> [Figure scripts]
---

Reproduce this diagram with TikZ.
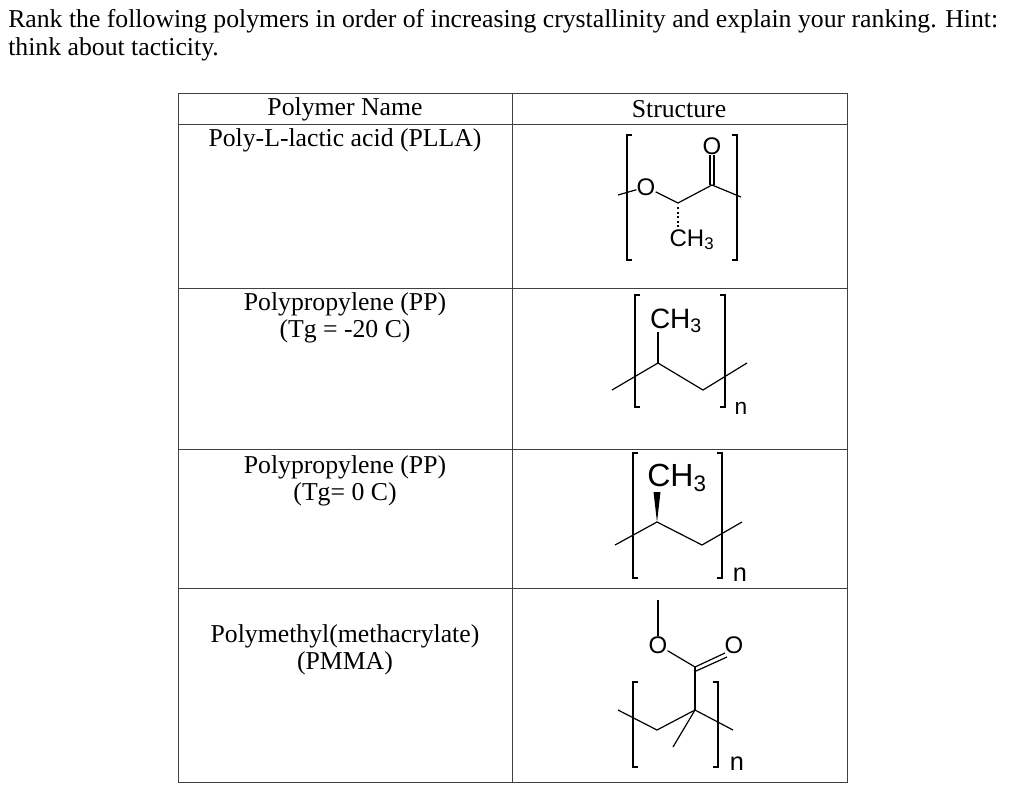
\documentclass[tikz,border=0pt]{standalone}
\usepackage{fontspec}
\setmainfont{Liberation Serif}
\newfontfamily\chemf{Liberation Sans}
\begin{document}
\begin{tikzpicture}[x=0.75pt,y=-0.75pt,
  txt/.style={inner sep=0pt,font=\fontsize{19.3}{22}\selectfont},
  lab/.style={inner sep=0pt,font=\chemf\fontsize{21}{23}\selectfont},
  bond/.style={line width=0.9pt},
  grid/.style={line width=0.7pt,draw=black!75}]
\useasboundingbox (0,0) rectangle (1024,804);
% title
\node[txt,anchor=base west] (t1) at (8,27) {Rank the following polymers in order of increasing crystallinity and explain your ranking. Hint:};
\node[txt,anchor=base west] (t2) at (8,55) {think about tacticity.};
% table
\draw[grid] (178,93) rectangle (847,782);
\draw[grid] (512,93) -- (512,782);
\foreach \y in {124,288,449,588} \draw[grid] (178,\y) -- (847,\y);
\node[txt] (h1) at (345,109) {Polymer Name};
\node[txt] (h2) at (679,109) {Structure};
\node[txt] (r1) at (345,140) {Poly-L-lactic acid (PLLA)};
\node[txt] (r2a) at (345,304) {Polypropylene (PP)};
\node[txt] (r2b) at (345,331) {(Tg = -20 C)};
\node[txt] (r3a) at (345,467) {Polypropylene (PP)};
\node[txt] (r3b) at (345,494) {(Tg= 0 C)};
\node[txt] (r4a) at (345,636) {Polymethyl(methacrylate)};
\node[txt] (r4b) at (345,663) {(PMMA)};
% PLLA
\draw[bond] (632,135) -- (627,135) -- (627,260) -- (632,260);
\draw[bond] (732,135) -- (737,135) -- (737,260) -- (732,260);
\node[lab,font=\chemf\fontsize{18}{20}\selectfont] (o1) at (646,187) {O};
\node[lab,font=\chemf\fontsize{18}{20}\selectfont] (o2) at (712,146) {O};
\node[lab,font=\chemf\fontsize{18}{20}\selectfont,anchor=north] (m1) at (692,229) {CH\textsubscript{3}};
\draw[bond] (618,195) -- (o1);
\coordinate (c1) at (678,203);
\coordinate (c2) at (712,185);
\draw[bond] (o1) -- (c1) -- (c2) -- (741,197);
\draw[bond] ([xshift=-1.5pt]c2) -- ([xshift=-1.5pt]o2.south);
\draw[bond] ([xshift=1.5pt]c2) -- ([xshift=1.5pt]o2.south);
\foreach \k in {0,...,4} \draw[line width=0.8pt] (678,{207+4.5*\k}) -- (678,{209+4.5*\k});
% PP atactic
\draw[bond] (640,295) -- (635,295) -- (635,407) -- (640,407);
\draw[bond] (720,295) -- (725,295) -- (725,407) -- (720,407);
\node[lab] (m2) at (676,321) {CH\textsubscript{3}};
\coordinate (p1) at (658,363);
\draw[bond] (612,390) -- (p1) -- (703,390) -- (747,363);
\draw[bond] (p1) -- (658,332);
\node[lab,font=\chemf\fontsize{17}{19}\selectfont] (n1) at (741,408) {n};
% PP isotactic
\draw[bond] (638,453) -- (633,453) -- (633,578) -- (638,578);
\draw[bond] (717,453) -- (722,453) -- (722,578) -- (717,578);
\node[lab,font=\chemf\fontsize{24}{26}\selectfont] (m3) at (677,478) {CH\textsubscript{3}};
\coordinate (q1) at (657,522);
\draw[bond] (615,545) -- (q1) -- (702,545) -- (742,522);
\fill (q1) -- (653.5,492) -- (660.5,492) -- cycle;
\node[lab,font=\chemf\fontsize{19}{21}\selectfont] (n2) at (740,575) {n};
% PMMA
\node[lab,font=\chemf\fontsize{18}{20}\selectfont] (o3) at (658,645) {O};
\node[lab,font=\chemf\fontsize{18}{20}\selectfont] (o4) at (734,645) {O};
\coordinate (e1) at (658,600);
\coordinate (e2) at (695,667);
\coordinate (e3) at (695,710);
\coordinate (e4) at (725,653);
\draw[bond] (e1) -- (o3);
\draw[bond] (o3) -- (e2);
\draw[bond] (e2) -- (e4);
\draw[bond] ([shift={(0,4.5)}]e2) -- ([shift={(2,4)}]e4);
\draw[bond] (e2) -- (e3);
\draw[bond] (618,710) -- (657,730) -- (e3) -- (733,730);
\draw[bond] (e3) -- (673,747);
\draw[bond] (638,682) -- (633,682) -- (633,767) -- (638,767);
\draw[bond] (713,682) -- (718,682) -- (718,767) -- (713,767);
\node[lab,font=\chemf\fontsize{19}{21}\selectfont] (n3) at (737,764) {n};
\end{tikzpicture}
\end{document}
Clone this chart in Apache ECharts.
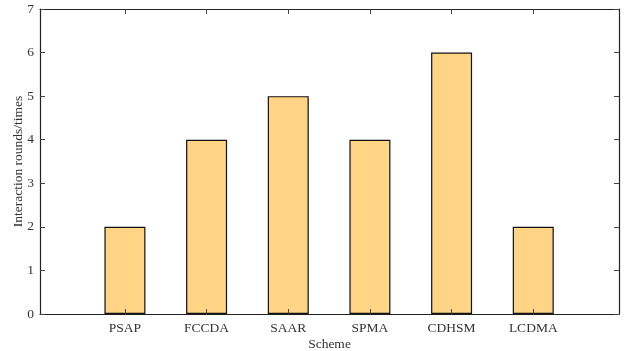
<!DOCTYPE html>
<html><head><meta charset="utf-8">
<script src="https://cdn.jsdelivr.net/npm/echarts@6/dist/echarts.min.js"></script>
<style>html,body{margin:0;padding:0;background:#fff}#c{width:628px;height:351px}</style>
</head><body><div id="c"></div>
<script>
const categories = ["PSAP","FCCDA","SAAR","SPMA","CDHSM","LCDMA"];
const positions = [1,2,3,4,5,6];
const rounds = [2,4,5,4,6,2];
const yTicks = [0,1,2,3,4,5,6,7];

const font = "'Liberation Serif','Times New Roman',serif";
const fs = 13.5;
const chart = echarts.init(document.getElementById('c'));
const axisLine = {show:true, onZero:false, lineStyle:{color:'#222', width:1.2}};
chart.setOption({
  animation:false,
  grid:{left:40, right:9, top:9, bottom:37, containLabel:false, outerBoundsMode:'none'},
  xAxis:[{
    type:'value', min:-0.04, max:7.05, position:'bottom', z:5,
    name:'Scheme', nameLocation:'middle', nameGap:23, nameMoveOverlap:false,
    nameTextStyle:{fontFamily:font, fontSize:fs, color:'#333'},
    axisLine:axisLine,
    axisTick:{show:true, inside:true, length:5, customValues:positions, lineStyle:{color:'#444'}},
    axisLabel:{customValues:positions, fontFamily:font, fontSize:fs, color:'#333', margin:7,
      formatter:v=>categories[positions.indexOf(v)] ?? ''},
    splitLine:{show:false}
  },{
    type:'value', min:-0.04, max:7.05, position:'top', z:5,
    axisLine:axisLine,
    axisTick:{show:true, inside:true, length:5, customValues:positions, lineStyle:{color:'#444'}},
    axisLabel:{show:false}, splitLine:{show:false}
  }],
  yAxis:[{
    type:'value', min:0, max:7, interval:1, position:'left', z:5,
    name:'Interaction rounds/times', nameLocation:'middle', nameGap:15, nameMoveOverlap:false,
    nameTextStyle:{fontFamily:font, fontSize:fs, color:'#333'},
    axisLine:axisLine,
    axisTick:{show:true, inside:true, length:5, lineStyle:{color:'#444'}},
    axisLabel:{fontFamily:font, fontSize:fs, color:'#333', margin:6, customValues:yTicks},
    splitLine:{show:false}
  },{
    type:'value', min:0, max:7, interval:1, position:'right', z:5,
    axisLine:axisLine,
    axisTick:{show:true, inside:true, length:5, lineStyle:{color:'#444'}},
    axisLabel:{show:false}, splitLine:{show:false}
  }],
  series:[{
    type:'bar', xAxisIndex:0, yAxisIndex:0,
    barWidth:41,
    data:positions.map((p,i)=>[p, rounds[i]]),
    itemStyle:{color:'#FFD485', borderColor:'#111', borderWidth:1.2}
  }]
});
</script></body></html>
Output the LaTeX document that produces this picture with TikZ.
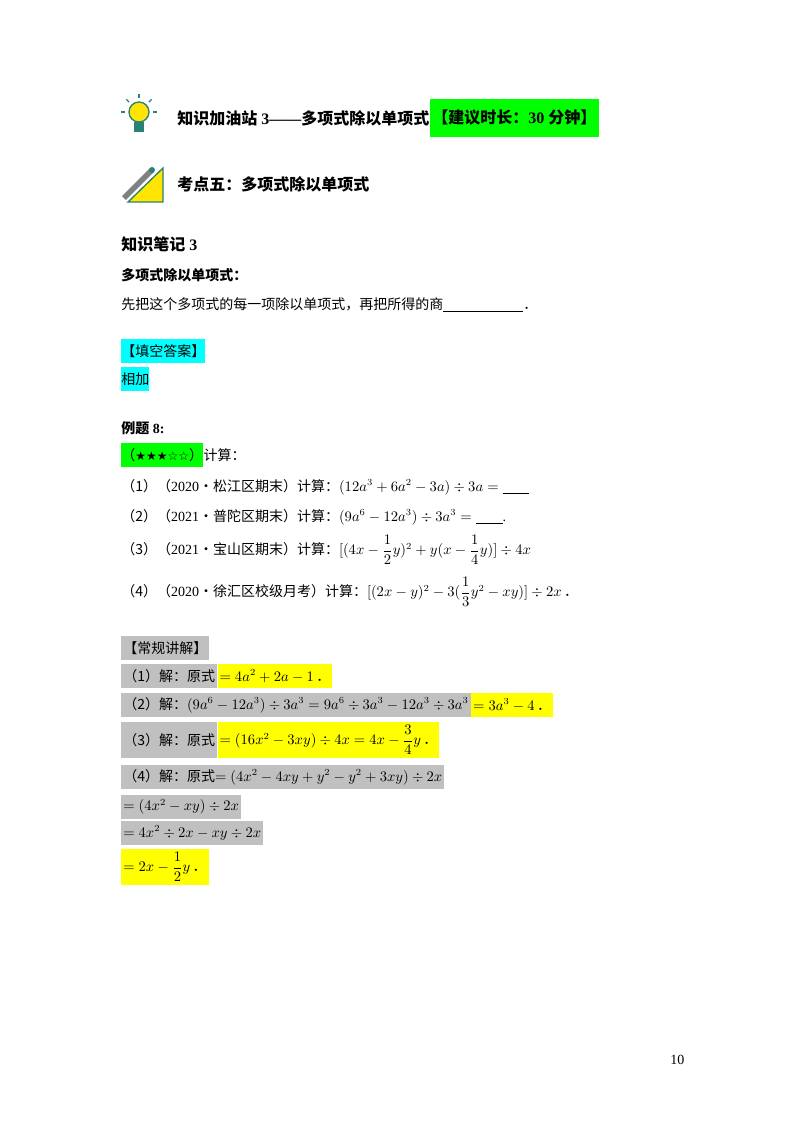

---

> [EXERCISE GOAL]
Show every line from the entries above in which the word "with" appears.

> [TASK RESPONSE]
Reproduce this diagram with TikZ.
Output the LaTeX document that produces this picture with TikZ.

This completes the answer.